What credentials should an AI automation consultant have?

Credentials matter less than demonstrated results. Look for consultants who can show completed projects similar to yours, with measurable outcomes like processing time reduced or error rates lowered. Certifications in specific platforms (UiPath, Automation Anywhere, AWS AI) can indicate familiarity, but they are not substitutes for hands-on delivery experience.

How do I know if a consultant has real industry experience?

Ask them to describe a project in your industry without prompting. A consultant with genuine experience will mention specific document types, compliance requirements, and integration points that are unique to your vertical. Generic answers about "AI and machine learning" without domain specifics are a red flag.

Should I hire a solo consultant or a firm?

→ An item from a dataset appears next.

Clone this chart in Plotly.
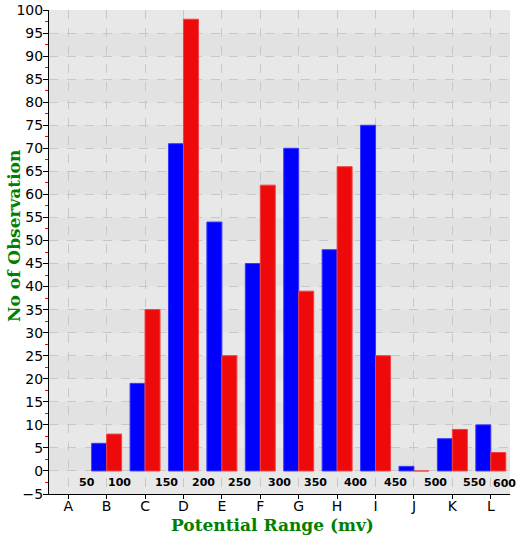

Solo consultants tend to be more affordable and offer direct access to senior expertise. Firms provide broader capacity and can handle larger engagements with multiple workstreams. For a focused proof-of-concept or single workflow automation, a solo consultant is often the better choice. For enterprise-wide transformation, a firm with a team may be necessary.

What is a reasonable timeline for an AI automation project?

A single-workflow automation (like invoice processing) typically takes 4 to 8 weeks from kickoff to production. Multi-workflow projects span 3 to 6 months. Enterprise-wide implementations can take 6 to 18 months. Be cautious of consultants who promise results in days — quality automation requires proper discovery, testing, and iteration.

What are the biggest red flags when evaluating AI consultants?

The biggest red flags are: promising specific accuracy percentages before seeing your data, refusing to do a paid pilot or proof-of-concept, inability to explain their approach in plain language, no references from clients in your industry, and quoting a fixed price without a discovery phase. Any of these suggest the consultant may lack the experience to deliver.